The Breakfast Table

Digging and Dignity

Maud?

Are you there? Are you okay? I’ve been reading reports of the snowstorm in Chicago. A photo even made the cover of this morning’s El Diario–some poor guy with a shovel. As a native Chicagoan who recalls the Blizzard of the Century in 1967, and then that other Blizzard of the Century in 1979 (the one that lost Michael Bilandic the mayoral election, and imprisoned me in O’Hare airport for 14 hours), my heart goes out to you.

Moving on rapidly to impeachment, the New YorkTimes cites the objections of constitutional scholars to Lott and Daschle’s efforts to short-circuit a full trial: “They argue that the Senate should weigh the risk that a quick end to its proceedings would only serve to trivialize presidential impeachments and encourage the House in future exercises of outrage that lack the gravity impeachment should demand.” But if the objective is to ensure that the impeachment process is dignified, I agree with Cornell historian Joel Silbey, who points out: “… the prospect of Monica Lewinsky being asked physical questions–where is the dignity?”

Lessons in dignity surely can be learned from Jesse (The Body) Ventura, who gets sworn in today as governor of Minnesota.
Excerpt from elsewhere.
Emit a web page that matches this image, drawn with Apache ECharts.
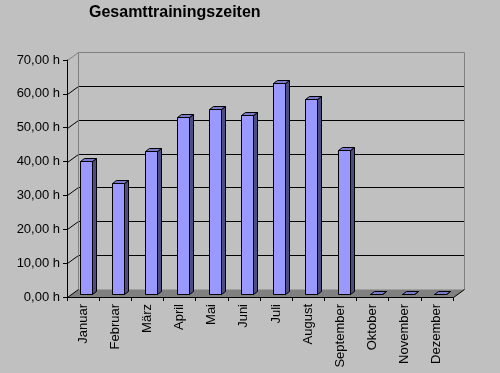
<!DOCTYPE html>
<html><head><meta charset="utf-8">
<script src="https://cdn.jsdelivr.net/npm/echarts@6/dist/echarts.min.js"></script>
<style>html,body{margin:0;padding:0;background:#c0c0c0}#c{width:500px;height:373px}</style>
</head><body><div id="c"></div>
<script>
const titleText = 'Gesamttrainingszeiten';
const months = ['Januar','Februar','März','April','Mai','Juni','Juli','August','September','Oktober','November','Dezember'];
const hours = [39.5, 33.0, 42.4, 52.4, 54.7, 52.9, 62.4, 57.6, 42.7, 0, 0, 0];
const yTicks = [0, 10, 20, 30, 40, 50, 60, 70];

const DX = 10.5, DY = -8.5;   // depth of the 3D box
const D0 = 0.3, D1 = 0.7;     // bar depth range (fraction)
const BAR = 0.385;            // bar width fraction of band
const px = v => Math.round(v) + 0.5;

const chart = echarts.init(document.getElementById('c'), null, {renderer: 'canvas'});

function wallsRender(params, api) {
  const bw = api.size([1, 0])[0];
  const xl = px(api.coord([0, 0])[0] - bw / 2);
  const xr = px(api.coord([months.length - 1, 0])[0] + bw / 2);
  const y0 = px(api.coord([0, 0])[1]);
  const yTopV = yTicks[yTicks.length - 1];
  const yTop = px(api.coord([0, yTopV])[1]);
  const bxl = px(xl + DX), bxr = px(xr + DX);
  const by0 = px(y0 + DY), byTop = px(yTop + DY);
  const ch = [];
  ch.push({type: 'polygon', shape: {points: [[xl, y0], [xr, y0], [bxr, by0], [bxl, by0]]}, style: {fill: '#808080', stroke: null}});
  yTicks.forEach(t => {
    if (t === 0) return;
    const y = px(api.coord([0, t])[1]);
    const by = px(y + DY);
    const col = t === yTopV ? '#808080' : '#000000';
    ch.push({type: 'line', shape: {x1: bxl, y1: by, x2: bxr, y2: by}, style: {stroke: col, lineWidth: 1}});
    ch.push({type: 'line', shape: {x1: xl, y1: y, x2: bxl, y2: by}, style: {stroke: col, lineWidth: 1}});
  });
  ch.push({type: 'line', shape: {x1: bxl, y1: byTop, x2: bxl, y2: by0}, style: {stroke: '#808080', lineWidth: 1}});
  ch.push({type: 'line', shape: {x1: bxr, y1: byTop, x2: bxr, y2: by0}, style: {stroke: '#808080', lineWidth: 1}});
  ch.push({type: 'line', shape: {x1: xl, y1: y0, x2: bxl, y2: by0}, style: {stroke: '#000000', lineWidth: 1}});
  ch.push({type: 'line', shape: {x1: xr, y1: y0, x2: bxr, y2: by0}, style: {stroke: '#000000', lineWidth: 1}});
  return {type: 'group', children: ch};
}

function barRender(params, api) {
  const i = api.value(0), v = api.value(1);
  const bw = api.size([1, 0])[0];
  const base = api.coord([i, 0]);
  const top = api.coord([i, v]);
  const w = Math.round(bw * BAR);
  const fx = px(base[0] + D0 * DX - w / 2);
  const fy0 = px(base[1] + D0 * DY);
  const fy1 = px(top[1] + D0 * DY);
  const ddx = Math.round((D1 - D0) * DX), ddy = Math.round((D1 - D0) * DY);
  const st = {stroke: '#000000', lineWidth: 1};
  return {type: 'group', children: [
    {type: 'polygon', shape: {points: [[fx + w, fy1], [fx + w + ddx, fy1 + ddy], [fx + w + ddx, fy0 + ddy], [fx + w, fy0]]},
      style: Object.assign({fill: '#4d4d80'}, st)},
    {type: 'polygon', shape: {points: [[fx, fy1], [fx + w, fy1], [fx + w + ddx, fy1 + ddy], [fx + ddx, fy1 + ddy]]},
      style: Object.assign({fill: '#7a7acc'}, st)},
    {type: 'rect', shape: {x: fx, y: fy1, width: w, height: fy0 - fy1},
      style: Object.assign({fill: '#9999ff'}, st)}
  ]};
}

chart.setOption({
  animation: false,
  backgroundColor: '#c0c0c0',
  textStyle: {fontFamily: 'Arial, "Liberation Sans", sans-serif'},
  title: {text: titleText, left: 89, top: 5, padding: 0,
    textStyle: {fontSize: 16, fontWeight: 'bold', color: '#000', fontFamily: 'Arial, "Liberation Sans", sans-serif'}},
  grid: {left: 67, right: 47, top: 60, bottom: 76},
  xAxis: {type: 'category', data: months, boundaryGap: true, z: 5,
    axisLine: {lineStyle: {color: '#000', width: 1}},
    axisTick: {show: true, length: 4, lineStyle: {color: '#000'}},
    axisLabel: {rotate: 90, interval: 0, margin: 7, fontSize: 13, color: '#000'}},
  yAxis: {type: 'value', min: 0, max: 70, interval: 10, z: 5,
    axisLine: {show: true, lineStyle: {color: '#000', width: 1}},
    axisTick: {show: true, length: 4, lineStyle: {color: '#000'}},
    splitLine: {show: false},
    axisLabel: {margin: 7, fontSize: 13, color: '#000',
      formatter: v => v.toFixed(2).replace('.', ',') + ' h'}},
  series: [
    {type: 'custom', z: 1, clip: false, silent: true, renderItem: wallsRender, data: [[0, 0]]},
    {type: 'custom', z: 2, clip: false, renderItem: barRender, data: months.map((m, i) => [i, hours[i]])}
  ]
});
</script>
</body></html>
The New York Post reports that when asked about the content of his inaugural speech, he replied, “I don’t know what I’m going to say. I just hope I don’t cuss.”
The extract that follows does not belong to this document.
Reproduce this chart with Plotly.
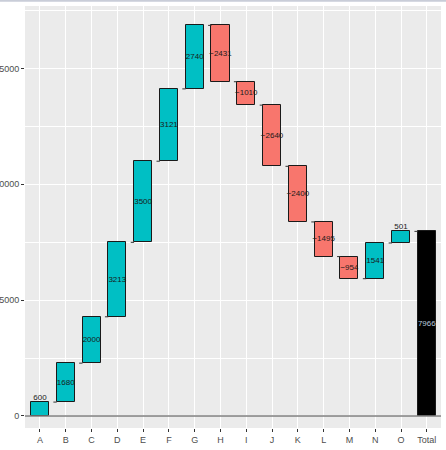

All sarcasm aside, my award for the most dignified news subjects of the day goes to the prostitutes in the red light district of Calcutta, who have organized to demand that customers wear condoms. As reported in the Times, the prostitutes have raised condom use from 3 percent in 1992 to 90 percent in 1998; over that period, the HIV infection rate has held steady at 5 percent in their district compared to more than 50 percent among prostitutes in Bombay. Reports the Times, “Delegations of prostitutes, wearing distinctive green medical jackets over their saris, visit madams and tell them, ‘If you are to enjoy the fruits of the tree, you must keep the tree healthy.’” This story is the latest in an excellent series called “Dead Zones” which the Times has been running about AIDS around the world.